▶ _Aim_
Search the records for the line with "Generate a LaTeX". Output that line and each line after it, exactly, and stop at the end; omit pictures.

= = = =

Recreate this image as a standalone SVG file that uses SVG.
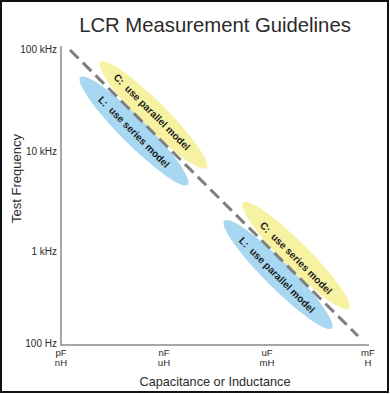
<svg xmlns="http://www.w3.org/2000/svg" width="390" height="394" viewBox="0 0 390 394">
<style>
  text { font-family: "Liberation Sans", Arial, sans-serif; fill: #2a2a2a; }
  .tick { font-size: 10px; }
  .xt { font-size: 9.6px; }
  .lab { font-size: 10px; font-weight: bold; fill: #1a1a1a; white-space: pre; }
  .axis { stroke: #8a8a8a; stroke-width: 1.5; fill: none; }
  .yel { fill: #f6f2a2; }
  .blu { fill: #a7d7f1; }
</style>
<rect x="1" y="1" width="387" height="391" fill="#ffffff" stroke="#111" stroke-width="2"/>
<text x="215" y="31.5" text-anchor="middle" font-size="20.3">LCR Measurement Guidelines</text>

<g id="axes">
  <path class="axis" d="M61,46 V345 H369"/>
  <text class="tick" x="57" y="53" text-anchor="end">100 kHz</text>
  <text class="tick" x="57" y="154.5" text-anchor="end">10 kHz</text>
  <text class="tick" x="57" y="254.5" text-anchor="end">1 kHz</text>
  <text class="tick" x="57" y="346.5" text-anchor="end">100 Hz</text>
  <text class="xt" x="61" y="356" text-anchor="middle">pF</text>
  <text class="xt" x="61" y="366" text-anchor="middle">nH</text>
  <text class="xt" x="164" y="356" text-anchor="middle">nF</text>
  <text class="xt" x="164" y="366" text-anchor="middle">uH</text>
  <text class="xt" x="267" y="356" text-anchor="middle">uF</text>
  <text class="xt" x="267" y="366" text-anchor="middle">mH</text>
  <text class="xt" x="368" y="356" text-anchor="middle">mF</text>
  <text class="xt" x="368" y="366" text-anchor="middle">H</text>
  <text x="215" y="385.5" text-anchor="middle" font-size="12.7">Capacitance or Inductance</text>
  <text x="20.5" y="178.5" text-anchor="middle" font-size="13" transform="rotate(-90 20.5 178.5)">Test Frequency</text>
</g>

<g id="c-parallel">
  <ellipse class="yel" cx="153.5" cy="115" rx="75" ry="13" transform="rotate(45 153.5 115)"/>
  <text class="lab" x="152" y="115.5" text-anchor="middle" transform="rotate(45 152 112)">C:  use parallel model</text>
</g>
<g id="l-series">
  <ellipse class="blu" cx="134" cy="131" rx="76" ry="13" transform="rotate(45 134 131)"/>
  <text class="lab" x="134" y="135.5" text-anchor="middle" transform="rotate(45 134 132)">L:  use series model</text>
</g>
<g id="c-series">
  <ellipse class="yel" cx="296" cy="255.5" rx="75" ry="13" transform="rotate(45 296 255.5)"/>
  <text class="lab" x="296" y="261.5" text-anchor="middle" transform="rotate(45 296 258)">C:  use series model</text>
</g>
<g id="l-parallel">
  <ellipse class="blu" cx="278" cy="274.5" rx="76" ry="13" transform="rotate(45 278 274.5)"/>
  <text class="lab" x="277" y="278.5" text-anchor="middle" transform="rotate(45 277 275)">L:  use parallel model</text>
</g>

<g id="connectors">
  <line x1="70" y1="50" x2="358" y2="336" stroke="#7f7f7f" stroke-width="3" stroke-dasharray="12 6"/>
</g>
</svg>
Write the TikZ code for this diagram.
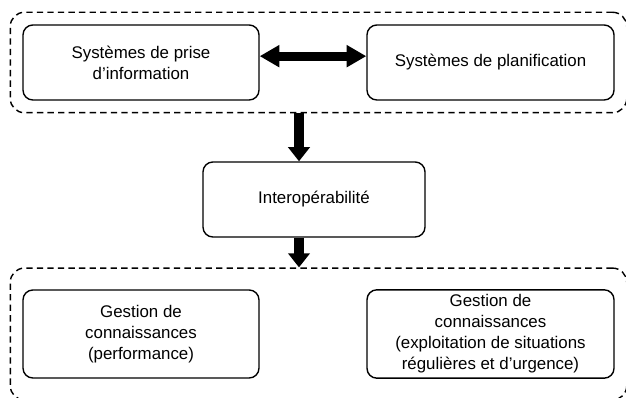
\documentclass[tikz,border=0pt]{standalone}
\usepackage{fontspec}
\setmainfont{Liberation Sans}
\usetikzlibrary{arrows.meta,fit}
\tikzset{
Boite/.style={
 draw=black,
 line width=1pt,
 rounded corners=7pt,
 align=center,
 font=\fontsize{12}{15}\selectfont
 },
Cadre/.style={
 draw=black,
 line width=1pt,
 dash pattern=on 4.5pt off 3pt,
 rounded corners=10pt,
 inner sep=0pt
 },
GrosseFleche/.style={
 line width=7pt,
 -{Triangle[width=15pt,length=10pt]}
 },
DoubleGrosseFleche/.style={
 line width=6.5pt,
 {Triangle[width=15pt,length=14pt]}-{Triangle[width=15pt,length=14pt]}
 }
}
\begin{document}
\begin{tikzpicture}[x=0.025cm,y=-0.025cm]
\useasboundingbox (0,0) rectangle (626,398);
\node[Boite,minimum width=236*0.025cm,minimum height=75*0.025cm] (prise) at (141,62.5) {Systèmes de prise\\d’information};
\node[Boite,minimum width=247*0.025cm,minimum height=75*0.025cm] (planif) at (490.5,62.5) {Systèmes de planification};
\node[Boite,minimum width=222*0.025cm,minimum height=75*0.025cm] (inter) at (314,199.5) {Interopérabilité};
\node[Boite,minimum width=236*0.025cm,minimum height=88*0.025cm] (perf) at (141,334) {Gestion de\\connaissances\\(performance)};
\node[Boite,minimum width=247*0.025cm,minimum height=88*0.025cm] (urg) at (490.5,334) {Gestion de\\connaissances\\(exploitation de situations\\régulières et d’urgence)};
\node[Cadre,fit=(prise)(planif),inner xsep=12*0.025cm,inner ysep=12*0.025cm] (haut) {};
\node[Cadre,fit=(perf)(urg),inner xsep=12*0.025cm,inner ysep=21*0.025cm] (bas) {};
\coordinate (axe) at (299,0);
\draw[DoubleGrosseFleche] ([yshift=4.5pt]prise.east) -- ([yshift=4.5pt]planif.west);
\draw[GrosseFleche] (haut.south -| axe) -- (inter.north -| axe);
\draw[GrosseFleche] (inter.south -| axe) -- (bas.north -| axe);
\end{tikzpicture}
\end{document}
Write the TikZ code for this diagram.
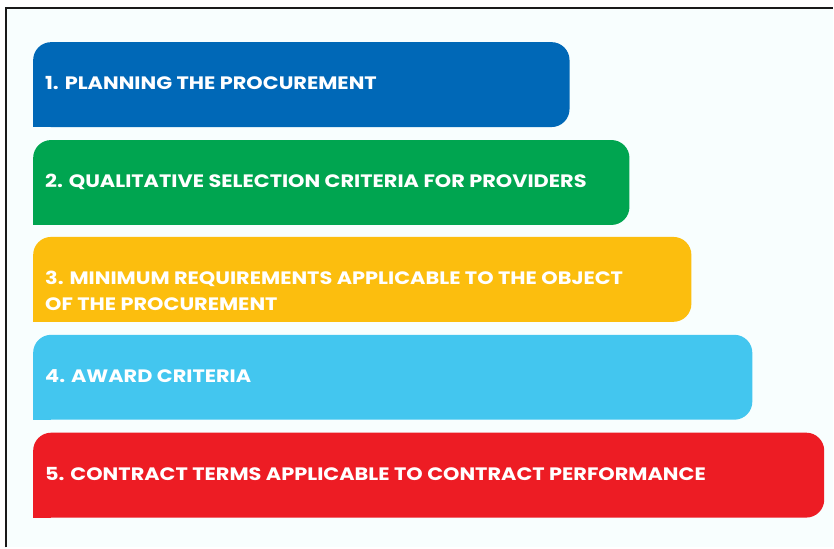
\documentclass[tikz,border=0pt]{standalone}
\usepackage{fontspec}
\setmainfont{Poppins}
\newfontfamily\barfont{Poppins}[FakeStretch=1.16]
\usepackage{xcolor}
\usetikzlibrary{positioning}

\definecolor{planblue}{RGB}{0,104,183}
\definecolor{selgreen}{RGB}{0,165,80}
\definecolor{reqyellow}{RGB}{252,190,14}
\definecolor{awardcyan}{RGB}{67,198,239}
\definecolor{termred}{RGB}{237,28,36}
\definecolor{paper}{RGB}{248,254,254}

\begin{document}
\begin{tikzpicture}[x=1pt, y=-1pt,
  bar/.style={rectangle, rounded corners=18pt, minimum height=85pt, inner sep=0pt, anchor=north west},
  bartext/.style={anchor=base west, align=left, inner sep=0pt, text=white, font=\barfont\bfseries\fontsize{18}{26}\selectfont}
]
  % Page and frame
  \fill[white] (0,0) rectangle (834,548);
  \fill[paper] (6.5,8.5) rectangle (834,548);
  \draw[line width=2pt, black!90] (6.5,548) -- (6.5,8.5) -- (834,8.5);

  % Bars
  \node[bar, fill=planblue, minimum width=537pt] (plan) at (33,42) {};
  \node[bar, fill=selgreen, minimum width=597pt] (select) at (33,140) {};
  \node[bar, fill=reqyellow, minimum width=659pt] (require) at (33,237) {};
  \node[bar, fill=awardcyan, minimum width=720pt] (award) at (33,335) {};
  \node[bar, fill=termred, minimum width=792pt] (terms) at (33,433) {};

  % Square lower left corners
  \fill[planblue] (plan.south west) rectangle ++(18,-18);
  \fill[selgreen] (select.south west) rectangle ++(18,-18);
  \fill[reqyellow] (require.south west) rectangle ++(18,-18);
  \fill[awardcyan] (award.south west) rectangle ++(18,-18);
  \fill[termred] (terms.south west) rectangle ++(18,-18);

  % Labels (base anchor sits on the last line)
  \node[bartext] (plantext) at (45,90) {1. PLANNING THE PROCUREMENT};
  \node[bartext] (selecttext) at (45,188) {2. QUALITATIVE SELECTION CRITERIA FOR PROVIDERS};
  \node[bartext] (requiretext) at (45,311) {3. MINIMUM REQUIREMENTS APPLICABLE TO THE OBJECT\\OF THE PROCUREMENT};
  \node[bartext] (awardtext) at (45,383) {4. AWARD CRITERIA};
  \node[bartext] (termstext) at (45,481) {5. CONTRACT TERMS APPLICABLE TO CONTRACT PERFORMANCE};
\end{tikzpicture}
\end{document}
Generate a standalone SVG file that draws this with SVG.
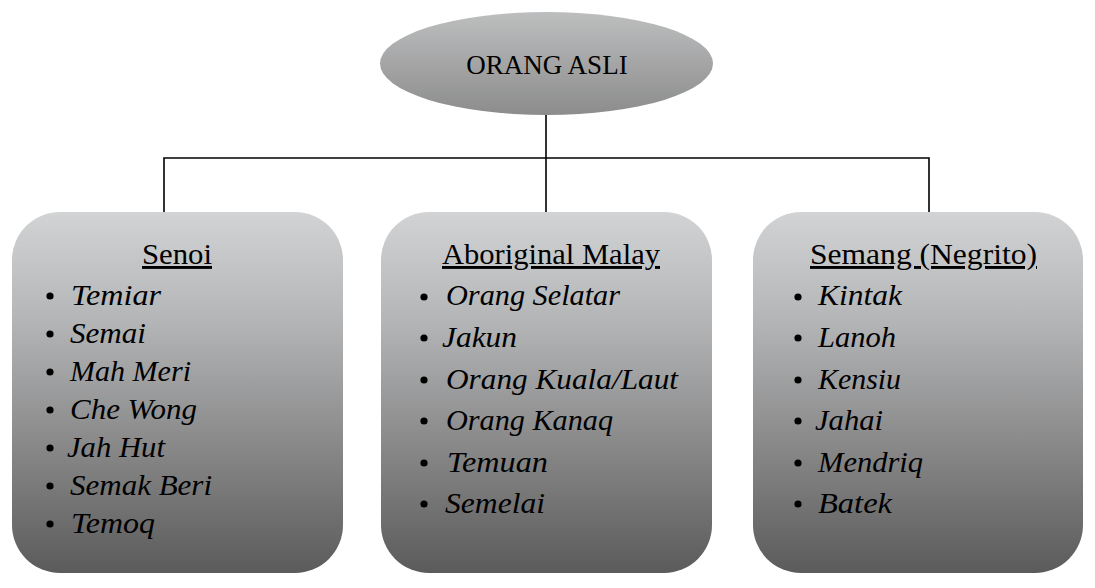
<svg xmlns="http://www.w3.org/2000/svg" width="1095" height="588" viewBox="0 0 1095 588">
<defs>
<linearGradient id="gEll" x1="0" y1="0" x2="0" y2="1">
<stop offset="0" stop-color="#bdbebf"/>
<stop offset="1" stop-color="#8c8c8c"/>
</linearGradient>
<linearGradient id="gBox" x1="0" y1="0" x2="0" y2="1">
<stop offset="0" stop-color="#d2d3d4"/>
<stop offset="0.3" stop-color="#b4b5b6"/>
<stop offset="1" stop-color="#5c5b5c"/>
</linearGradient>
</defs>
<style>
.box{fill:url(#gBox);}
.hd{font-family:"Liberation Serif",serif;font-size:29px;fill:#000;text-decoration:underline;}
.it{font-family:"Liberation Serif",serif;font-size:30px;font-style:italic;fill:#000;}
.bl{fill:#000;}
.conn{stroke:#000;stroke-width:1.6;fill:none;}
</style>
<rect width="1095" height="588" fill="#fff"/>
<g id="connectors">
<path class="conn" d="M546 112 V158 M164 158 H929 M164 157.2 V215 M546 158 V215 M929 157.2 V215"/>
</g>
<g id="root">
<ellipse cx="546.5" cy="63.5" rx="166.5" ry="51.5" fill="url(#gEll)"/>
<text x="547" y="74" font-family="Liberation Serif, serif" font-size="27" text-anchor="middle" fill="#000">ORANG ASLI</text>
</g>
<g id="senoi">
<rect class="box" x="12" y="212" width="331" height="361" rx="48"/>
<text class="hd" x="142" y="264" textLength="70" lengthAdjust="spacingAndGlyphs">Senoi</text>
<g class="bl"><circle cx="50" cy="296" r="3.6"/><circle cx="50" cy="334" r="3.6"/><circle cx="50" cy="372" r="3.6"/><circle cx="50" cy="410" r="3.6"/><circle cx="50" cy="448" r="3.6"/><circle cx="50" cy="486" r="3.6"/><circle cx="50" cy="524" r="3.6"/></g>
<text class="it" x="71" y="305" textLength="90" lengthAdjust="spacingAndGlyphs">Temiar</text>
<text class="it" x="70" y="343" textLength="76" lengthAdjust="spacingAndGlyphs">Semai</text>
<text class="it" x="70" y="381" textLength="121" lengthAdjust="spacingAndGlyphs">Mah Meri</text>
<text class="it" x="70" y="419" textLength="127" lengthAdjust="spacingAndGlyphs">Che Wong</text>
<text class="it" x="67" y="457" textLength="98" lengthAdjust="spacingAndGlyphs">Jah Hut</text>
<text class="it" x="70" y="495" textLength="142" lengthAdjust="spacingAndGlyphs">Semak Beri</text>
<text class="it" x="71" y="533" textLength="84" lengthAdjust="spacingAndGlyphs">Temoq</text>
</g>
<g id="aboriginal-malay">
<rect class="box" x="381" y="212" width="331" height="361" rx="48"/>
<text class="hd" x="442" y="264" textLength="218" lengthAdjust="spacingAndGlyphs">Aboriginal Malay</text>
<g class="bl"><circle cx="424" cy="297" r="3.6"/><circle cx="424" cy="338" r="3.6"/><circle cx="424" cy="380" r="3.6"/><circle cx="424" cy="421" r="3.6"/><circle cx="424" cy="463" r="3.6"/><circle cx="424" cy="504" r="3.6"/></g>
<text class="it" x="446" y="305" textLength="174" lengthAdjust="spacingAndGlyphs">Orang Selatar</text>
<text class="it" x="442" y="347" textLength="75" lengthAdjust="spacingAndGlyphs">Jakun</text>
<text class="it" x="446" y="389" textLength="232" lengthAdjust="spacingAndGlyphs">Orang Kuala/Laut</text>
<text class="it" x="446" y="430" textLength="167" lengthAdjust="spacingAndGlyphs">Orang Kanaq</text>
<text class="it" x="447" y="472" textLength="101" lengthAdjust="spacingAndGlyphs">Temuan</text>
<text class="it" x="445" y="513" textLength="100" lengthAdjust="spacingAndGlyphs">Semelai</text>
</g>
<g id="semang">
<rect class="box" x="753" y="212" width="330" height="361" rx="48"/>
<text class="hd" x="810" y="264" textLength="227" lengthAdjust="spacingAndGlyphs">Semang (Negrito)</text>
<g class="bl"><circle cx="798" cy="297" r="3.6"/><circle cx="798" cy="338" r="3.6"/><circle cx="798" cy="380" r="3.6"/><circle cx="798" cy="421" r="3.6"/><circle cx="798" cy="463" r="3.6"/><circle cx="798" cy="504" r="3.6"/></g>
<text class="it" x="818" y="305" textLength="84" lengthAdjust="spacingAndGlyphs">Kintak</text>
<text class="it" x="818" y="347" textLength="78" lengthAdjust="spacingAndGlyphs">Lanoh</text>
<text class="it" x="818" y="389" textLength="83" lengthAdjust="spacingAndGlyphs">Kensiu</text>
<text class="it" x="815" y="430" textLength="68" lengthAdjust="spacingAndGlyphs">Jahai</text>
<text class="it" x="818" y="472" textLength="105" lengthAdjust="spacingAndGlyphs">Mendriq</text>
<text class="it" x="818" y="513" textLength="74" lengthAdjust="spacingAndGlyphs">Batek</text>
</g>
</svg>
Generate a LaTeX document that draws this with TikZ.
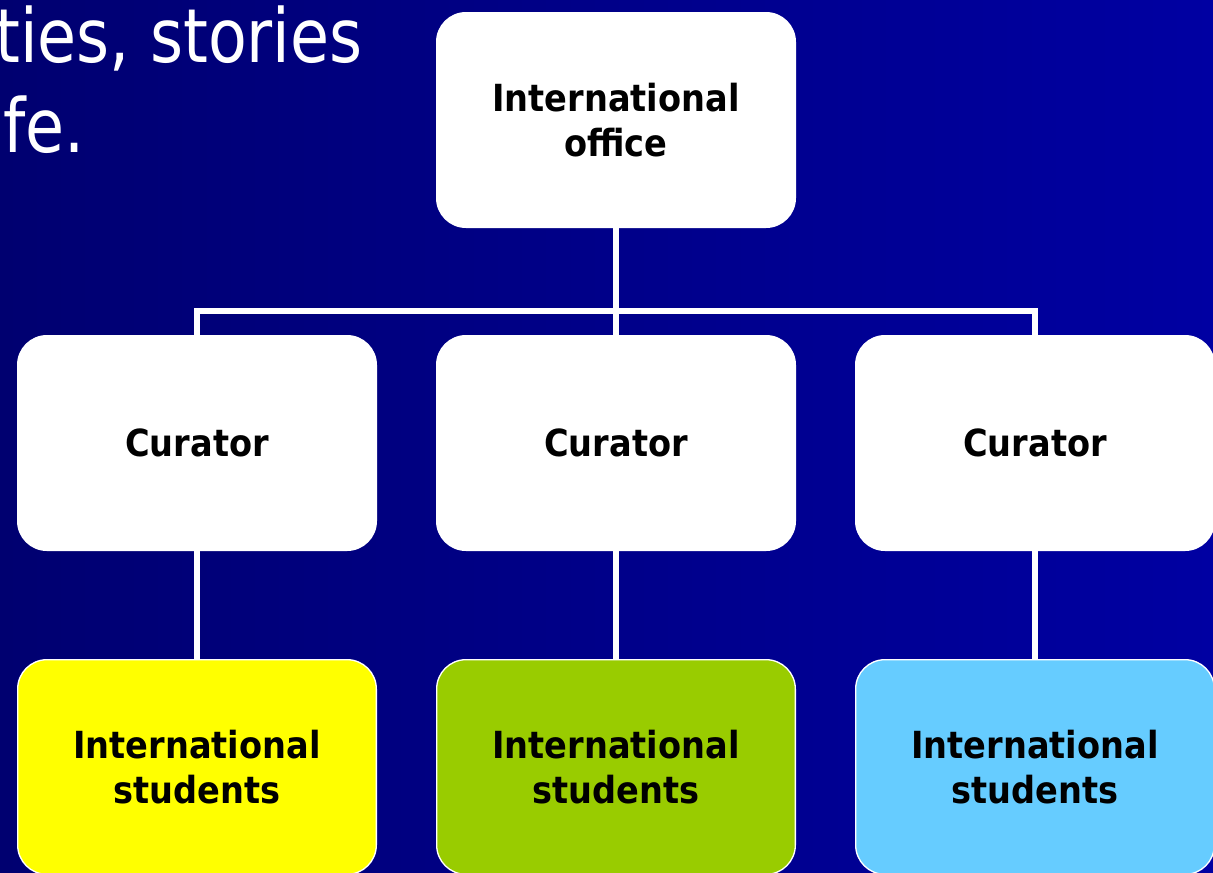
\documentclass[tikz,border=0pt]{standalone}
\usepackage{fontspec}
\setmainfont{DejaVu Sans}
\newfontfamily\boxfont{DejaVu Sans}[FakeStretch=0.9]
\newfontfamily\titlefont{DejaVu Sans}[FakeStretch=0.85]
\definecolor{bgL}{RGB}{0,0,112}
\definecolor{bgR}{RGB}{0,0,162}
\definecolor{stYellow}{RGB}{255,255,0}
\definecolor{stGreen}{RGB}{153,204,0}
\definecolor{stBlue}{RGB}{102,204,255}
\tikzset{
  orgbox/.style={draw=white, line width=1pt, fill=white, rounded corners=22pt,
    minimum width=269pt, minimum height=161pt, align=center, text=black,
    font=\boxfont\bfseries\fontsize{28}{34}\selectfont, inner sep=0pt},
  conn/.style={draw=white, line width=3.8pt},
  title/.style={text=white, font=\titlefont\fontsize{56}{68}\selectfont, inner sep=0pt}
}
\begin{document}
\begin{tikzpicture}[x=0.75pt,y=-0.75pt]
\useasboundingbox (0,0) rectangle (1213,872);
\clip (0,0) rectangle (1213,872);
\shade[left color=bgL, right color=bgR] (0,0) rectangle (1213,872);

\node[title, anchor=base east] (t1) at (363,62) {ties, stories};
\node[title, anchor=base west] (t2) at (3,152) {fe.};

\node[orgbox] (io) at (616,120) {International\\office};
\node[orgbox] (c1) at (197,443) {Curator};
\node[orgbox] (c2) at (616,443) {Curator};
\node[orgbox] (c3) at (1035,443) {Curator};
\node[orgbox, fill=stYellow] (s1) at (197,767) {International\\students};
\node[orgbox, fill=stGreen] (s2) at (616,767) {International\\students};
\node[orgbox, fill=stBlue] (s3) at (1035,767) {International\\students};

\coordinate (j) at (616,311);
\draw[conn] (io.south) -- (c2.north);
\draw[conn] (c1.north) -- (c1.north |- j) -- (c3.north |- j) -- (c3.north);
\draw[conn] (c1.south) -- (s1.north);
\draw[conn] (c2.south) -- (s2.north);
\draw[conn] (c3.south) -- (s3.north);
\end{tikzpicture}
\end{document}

= = = =

▶ _Output of the task_
Generate a LaTeX document that draws this with TikZ.
\documentclass[tikz,border=0pt]{standalone}
\usepackage{fontspec}
\setmainfont{DejaVu Sans}
\newfontfamily\boxfont{DejaVu Sans}[FakeStretch=0.9]
\newfontfamily\titlefont{DejaVu Sans}[FakeStretch=0.85]
\definecolor{bgL}{RGB}{0,0,112}
\definecolor{bgR}{RGB}{0,0,162}
\definecolor{stYellow}{RGB}{255,255,0}
\definecolor{stGreen}{RGB}{153,204,0}
\definecolor{stBlue}{RGB}{102,204,255}
\tikzset{
  orgbox/.style={draw=white, line width=1pt, fill=white, rounded corners=22pt,
    minimum width=269pt, minimum height=161pt, align=center, text=black,
    font=\boxfont\bfseries\fontsize{28}{34}\selectfont, inner sep=0pt},
  conn/.style={draw=white, line width=3.8pt},
  title/.style={text=white, font=\titlefont\fontsize{56}{68}\selectfont, inner sep=0pt}
}
\begin{document}
\begin{tikzpicture}[x=0.75pt,y=-0.75pt]
\useasboundingbox (0,0) rectangle (1213,872);
\clip (0,0) rectangle (1213,872);
\shade[left color=bgL, right color=bgR] (0,0) rectangle (1213,872);

\node[title, anchor=base east] (t1) at (363,62) {ties, stories};
\node[title, anchor=base west] (t2) at (3,152) {fe.};

\node[orgbox] (io) at (616,120) {International\\office};
\node[orgbox] (c1) at (197,443) {Curator};
\node[orgbox] (c2) at (616,443) {Curator};
\node[orgbox] (c3) at (1035,443) {Curator};
\node[orgbox, fill=stYellow] (s1) at (197,767) {International\\students};
\node[orgbox, fill=stGreen] (s2) at (616,767) {International\\students};
\node[orgbox, fill=stBlue] (s3) at (1035,767) {International\\students};

\coordinate (j) at (616,311);
\draw[conn] (io.south) -- (c2.north);
\draw[conn] (c1.north) -- (c1.north |- j) -- (c3.north |- j) -- (c3.north);
\draw[conn] (c1.south) -- (s1.north);
\draw[conn] (c2.south) -- (s2.north);
\draw[conn] (c3.south) -- (s3.north);
\end{tikzpicture}
\end{document}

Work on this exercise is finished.